Обида и раскаянье | страница 4



А потом, увлекшись, он заговорил о радикальной перестройке романа. Он бы написал его по иному плану и даже с другими героями. Он импровизировал. Он создавал совсем другое повествование — и придуманное им было куда интересней, значительней, художественней и ярче моего. У Симонова разыгралась фантазия, его охватило вдохновение. Неторопливо, картавя и не выговаривая «л», он разворачивал передо мной картины крупного литературного произведения — из тех, что надолго сохраняются в памяти читателя. В этом ненаписанном романе было все, чем сияет настоящая литература — драматические схватки, большие характеры, петли сюжета... Я слушал, зачарованный и восхищенный. Симонов предлагал мне то, чего я выполнить не сумел бы, даже если бы захотел, и что разительно не походило на его собственную сухую, почти аскетичную прозу. Мне потом долго казалось, что он тайно мечтал о таком сугубо «литературном» романе, какой придумал для меня и какой, строго самоограничиваясь, не разрешал писать себе. Что-то в этом духе я ему и ответил. И еще я сказал:

— Но если я хоть часть ваших советов выполню и напишу новые сцены, рукопись разрастется листов до тридцати трех.

— Вот и отлично, — одобрил он. — А потом мы эти тридцать три листа ужмем до двадцати — и будет хорошо.

Я ужаснулся. Такая редакторская вивисекция виделась мне изде­вательством. Я и вообразить не мог, что спустя десять лет напишу фантастическую книгу в тридцать листов и потом сам сведу ее до пятнадцати и буду сетовать, что недовыжал, надо было еще постараться. А Иван Федорович Винниченко, мой редактор по второму реалистическому роману, с удивлением скажет мне: «Вы странный человек: против каждого нового слова, которое я предлагаю вставить в текст, яростно восстаете, а сокращать себя готовы целыми абзацами», на что я весело отвечу: «Сокращение — мать улучшения».

— Сколько вам нужно времени для переделок? — спросил Симонов. — Год или больше?

— Год? — удивился я. — Зачем мне год?
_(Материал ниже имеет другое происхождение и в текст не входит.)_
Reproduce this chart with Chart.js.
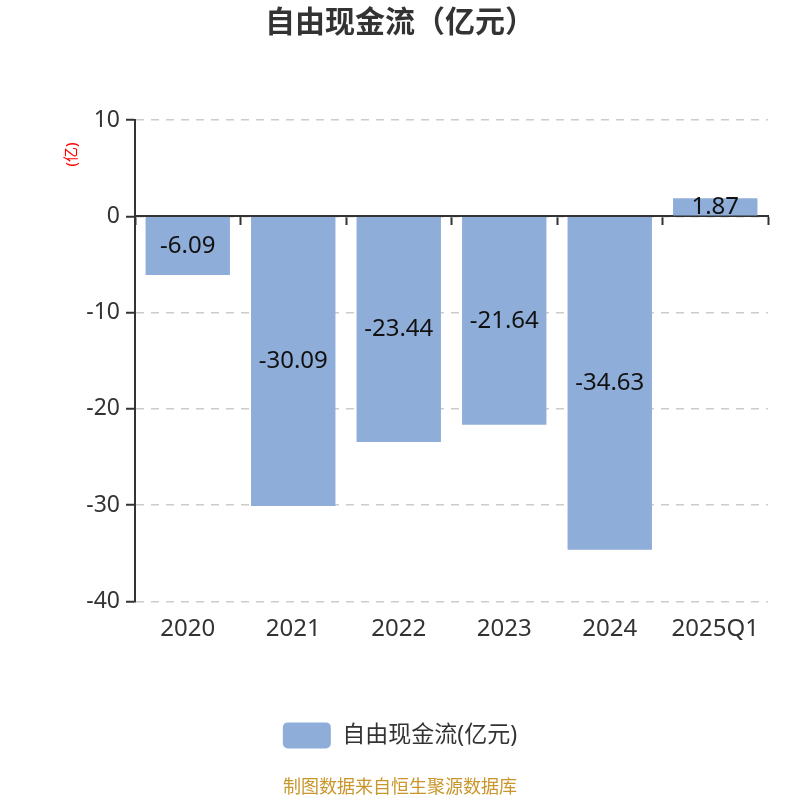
<!DOCTYPE html>
<html>
<head>
<meta charset="utf-8">
<script src="https://cdn.jsdelivr.net/npm/chart.js@4/dist/chart.umd.min.js"></script>
<style>
html,body{margin:0;padding:0;background:#fff;}
#wrap{width:800px;height:800px;}
</style>
</head>
<body>
<div id="wrap"><canvas id="c" width="800" height="800"></canvas></div>
<script>
const categories = ['2020', '2021', '2022', '2023', '2024', '2025Q1'];
const freeCashFlow = [-6.09, -30.09, -23.44, -21.64, -34.63, 1.87];
const seriesName = '自由现金流(亿元)';
const chartTitle = '自由现金流（亿元）';
const unitLabel = '(亿)';
const sourceNote = '制图数据来自恒生聚源数据库';
const yMin = -40, yMax = 10, yStep = 10;

const FONT = "'Noto Sans', 'Noto Sans CJK SC', sans-serif";
const BAR = 'rgb(142,173,217)';

const barLabels = {
  id: 'barLabels',
  afterDatasetsDraw(chart) {
    const ctx = chart.ctx;
    const meta = chart.getDatasetMeta(0);
    ctx.save();
    ctx.font = '24px ' + FONT;
    ctx.fillStyle = '#111';
    ctx.textAlign = 'center';
    ctx.textBaseline = 'middle';
    meta.data.forEach((el, i) => {
      const v = chart.data.datasets[0].data[i];
      const p = el.getProps(['x', 'y', 'base'], true);
      ctx.fillText(v.toFixed(2), p.x, (p.y + p.base) / 2);
    });
    ctx.restore();
  }
};

new Chart(document.getElementById('c'), {
  type: 'bar',
  data: {
    labels: categories,
    datasets: [{
      label: seriesName,
      data: freeCashFlow,
      backgroundColor: BAR,
      borderWidth: 0,
      categoryPercentage: 0.8,
      barPercentage: 1.0,
      xAxisID: 'x',
      yAxisID: 'y'
    }]
  },
  options: {
    responsive: false,
    animation: false,
    devicePixelRatio: 1,
    layout: { padding: { left: 0, right: 0, top: 0, bottom: 0 } },
    plugins: {
      title: {
        display: true,
        text: chartTitle,
        color: '#333',
        font: { family: FONT, size: 30, weight: 'bold' },
        padding: { top: 5, bottom: 79 }
      },
      subtitle: {
        display: true,
        position: 'bottom',
        text: sourceNote,
        color: '#c9962b',
        font: { family: FONT, size: 18 },
        padding: { top: 19, bottom: 1 }
      },
      legend: {
        display: true,
        position: 'bottom',
        labels: {
          boxWidth: 48,
          boxHeight: 26,
          useBorderRadius: true,
          borderRadius: 5,
          padding: 11,
          color: '#333',
          font: { family: FONT, size: 23 }
        }
      },
      tooltip: { enabled: false }
    },
    scales: {
      x: {
        type: 'category',
        position: 'bottom',
        offset: true,
        grid: { display: false, drawTicks: false },
        border: { display: false },
        ticks: { color: '#333', padding: 13, font: { family: FONT, size: 24 } },
        afterFit(s) { s.height = 110; }
      },
      x0: {
        type: 'category',
        axis: 'x',
        position: { y: 0 },
        offset: true,
        grid: { display: true, drawOnChartArea: false, drawTicks: true, tickLength: 8, tickColor: '#333', tickWidth: 2, offset: true },
        border: { display: true, color: '#333', width: 2 },
        ticks: { display: false }
      },
      y: {
        type: 'linear',
        position: 'left',
        min: yMin,
        max: yMax,
        ticks: { stepSize: yStep, color: '#333', padding: 6, font: { family: FONT, size: 23 } },
        grid: { color: '#cccccc', lineWidth: 1.5, tickLength: 9, tickColor: '#333', tickWidth: 2 },
        border: { display: true, color: '#333', width: 2, dash: [8, 7] },
        title: {
          display: true,
          text: unitLabel + '\u3000\u2002',
          color: '#ff0000',
          align: 'end',
          font: { family: FONT, size: 15 },
          padding: { top: 63, bottom: 0 }
        },
        afterFit(s) { s.width = 135; }
      },
      yR: {
        type: 'linear',
        position: 'right',
        display: true,
        grid: { display: false, drawTicks: false },
        border: { display: false },
        ticks: { display: false },
        afterFit(s) { s.width = 32; }
      }
    }
  },
  plugins: [barLabels]
});
</script>
</body>
</html>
Да я все сделаю за два месяца. Я пишу быстро.

Симонов засмеялся. Он тоже пишет быстро, но скрывает это, сказал он. И мне советует скрывать. Московские литераторы считают, что быстро писать — неприлично. Обычный разговор мастеров пера: «Сегодня работа удалась: написал полторы страницы. Но трудился, трудился — семь потов сошло!» Я возразил, что многократный пот ук­репляет созданное вдохновением, но неспособен его заменить. Творческое настроение так убыстряет мысли, что рука начинает от них отставать. Толстой писал до двух листов в день, лист свободно одолевали Достоевский и Диккенс. А Бальзак? А наш современник Фейхтвангер? А ведь неплохие писатели, не правда ли?